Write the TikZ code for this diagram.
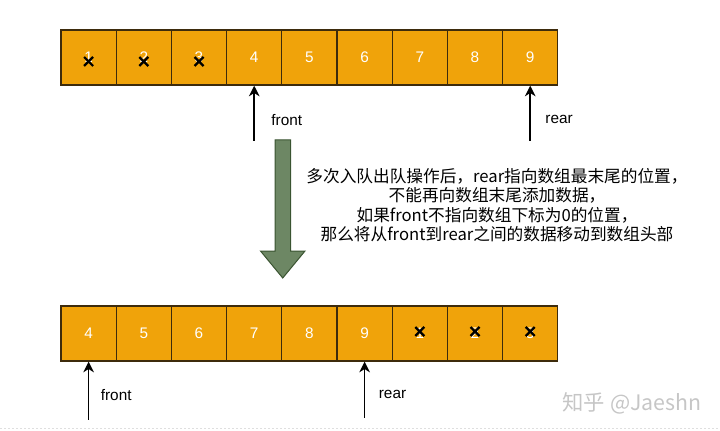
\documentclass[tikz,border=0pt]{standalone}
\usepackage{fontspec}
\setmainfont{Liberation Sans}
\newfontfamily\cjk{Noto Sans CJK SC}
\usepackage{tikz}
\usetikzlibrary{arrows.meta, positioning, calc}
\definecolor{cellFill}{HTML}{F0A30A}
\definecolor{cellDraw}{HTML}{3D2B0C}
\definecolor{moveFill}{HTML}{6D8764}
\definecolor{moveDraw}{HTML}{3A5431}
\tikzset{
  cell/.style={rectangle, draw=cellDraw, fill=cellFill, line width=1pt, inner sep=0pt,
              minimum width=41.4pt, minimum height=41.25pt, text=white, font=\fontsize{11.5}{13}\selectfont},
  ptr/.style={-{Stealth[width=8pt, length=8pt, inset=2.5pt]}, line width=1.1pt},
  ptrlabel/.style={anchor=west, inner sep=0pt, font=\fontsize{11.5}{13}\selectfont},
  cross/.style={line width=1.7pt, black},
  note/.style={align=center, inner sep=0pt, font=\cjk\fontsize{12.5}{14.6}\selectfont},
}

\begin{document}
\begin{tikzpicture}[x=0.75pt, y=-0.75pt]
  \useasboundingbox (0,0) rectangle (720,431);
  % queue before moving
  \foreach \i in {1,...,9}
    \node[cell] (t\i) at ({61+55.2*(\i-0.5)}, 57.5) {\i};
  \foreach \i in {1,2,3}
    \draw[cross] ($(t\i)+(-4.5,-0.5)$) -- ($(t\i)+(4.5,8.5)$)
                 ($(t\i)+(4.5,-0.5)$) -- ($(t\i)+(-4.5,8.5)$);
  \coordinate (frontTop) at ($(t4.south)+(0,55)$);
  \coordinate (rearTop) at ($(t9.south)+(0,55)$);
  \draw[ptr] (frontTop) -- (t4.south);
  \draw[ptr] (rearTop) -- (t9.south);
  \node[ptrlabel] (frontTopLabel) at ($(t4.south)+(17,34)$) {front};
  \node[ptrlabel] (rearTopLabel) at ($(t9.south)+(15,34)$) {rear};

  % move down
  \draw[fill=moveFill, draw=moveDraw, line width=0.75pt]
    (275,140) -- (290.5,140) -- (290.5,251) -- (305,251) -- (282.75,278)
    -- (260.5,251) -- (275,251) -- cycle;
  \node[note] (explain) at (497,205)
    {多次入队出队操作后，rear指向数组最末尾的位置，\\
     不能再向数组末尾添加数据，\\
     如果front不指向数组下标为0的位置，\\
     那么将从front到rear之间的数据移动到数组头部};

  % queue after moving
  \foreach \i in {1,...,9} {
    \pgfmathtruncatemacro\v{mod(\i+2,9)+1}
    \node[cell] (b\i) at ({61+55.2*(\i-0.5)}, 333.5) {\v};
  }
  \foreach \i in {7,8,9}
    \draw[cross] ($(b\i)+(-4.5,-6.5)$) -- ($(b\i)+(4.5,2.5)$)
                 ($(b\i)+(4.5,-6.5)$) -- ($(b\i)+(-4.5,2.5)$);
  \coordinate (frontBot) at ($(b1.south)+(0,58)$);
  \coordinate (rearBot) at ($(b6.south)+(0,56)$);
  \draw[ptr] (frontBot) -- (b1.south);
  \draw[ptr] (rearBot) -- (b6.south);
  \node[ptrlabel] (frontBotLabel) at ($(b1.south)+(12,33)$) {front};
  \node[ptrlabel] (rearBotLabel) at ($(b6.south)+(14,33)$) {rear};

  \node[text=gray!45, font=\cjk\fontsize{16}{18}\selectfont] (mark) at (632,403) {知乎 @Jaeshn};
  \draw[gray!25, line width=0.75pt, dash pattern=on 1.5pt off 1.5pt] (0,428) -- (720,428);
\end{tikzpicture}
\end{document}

- Written instruction
Except for the pictures, give all the material above again verbatim.

- Answer below
Write the TikZ code for this diagram.
\documentclass[tikz,border=0pt]{standalone}
\usepackage{fontspec}
\setmainfont{Liberation Sans}
\newfontfamily\cjk{Noto Sans CJK SC}
\usepackage{tikz}
\usetikzlibrary{arrows.meta, positioning, calc}
\definecolor{cellFill}{HTML}{F0A30A}
\definecolor{cellDraw}{HTML}{3D2B0C}
\definecolor{moveFill}{HTML}{6D8764}
\definecolor{moveDraw}{HTML}{3A5431}
\tikzset{
  cell/.style={rectangle, draw=cellDraw, fill=cellFill, line width=1pt, inner sep=0pt,
              minimum width=41.4pt, minimum height=41.25pt, text=white, font=\fontsize{11.5}{13}\selectfont},
  ptr/.style={-{Stealth[width=8pt, length=8pt, inset=2.5pt]}, line width=1.1pt},
  ptrlabel/.style={anchor=west, inner sep=0pt, font=\fontsize{11.5}{13}\selectfont},
  cross/.style={line width=1.7pt, black},
  note/.style={align=center, inner sep=0pt, font=\cjk\fontsize{12.5}{14.6}\selectfont},
}

\begin{document}
\begin{tikzpicture}[x=0.75pt, y=-0.75pt]
  \useasboundingbox (0,0) rectangle (720,431);
  % queue before moving
  \foreach \i in {1,...,9}
    \node[cell] (t\i) at ({61+55.2*(\i-0.5)}, 57.5) {\i};
  \foreach \i in {1,2,3}
    \draw[cross] ($(t\i)+(-4.5,-0.5)$) -- ($(t\i)+(4.5,8.5)$)
                 ($(t\i)+(4.5,-0.5)$) -- ($(t\i)+(-4.5,8.5)$);
  \coordinate (frontTop) at ($(t4.south)+(0,55)$);
  \coordinate (rearTop) at ($(t9.south)+(0,55)$);
  \draw[ptr] (frontTop) -- (t4.south);
  \draw[ptr] (rearTop) -- (t9.south);
  \node[ptrlabel] (frontTopLabel) at ($(t4.south)+(17,34)$) {front};
  \node[ptrlabel] (rearTopLabel) at ($(t9.south)+(15,34)$) {rear};

  % move down
  \draw[fill=moveFill, draw=moveDraw, line width=0.75pt]
    (275,140) -- (290.5,140) -- (290.5,251) -- (305,251) -- (282.75,278)
    -- (260.5,251) -- (275,251) -- cycle;
  \node[note] (explain) at (497,205)
    {多次入队出队操作后，rear指向数组最末尾的位置，\\
     不能再向数组末尾添加数据，\\
     如果front不指向数组下标为0的位置，\\
     那么将从front到rear之间的数据移动到数组头部};

  % queue after moving
  \foreach \i in {1,...,9} {
    \pgfmathtruncatemacro\v{mod(\i+2,9)+1}
    \node[cell] (b\i) at ({61+55.2*(\i-0.5)}, 333.5) {\v};
  }
  \foreach \i in {7,8,9}
    \draw[cross] ($(b\i)+(-4.5,-6.5)$) -- ($(b\i)+(4.5,2.5)$)
                 ($(b\i)+(4.5,-6.5)$) -- ($(b\i)+(-4.5,2.5)$);
  \coordinate (frontBot) at ($(b1.south)+(0,58)$);
  \coordinate (rearBot) at ($(b6.south)+(0,56)$);
  \draw[ptr] (frontBot) -- (b1.south);
  \draw[ptr] (rearBot) -- (b6.south);
  \node[ptrlabel] (frontBotLabel) at ($(b1.south)+(12,33)$) {front};
  \node[ptrlabel] (rearBotLabel) at ($(b6.south)+(14,33)$) {rear};

  \node[text=gray!45, font=\cjk\fontsize{16}{18}\selectfont] (mark) at (632,403) {知乎 @Jaeshn};
  \draw[gray!25, line width=0.75pt, dash pattern=on 1.5pt off 1.5pt] (0,428) -- (720,428);
\end{tikzpicture}
\end{document}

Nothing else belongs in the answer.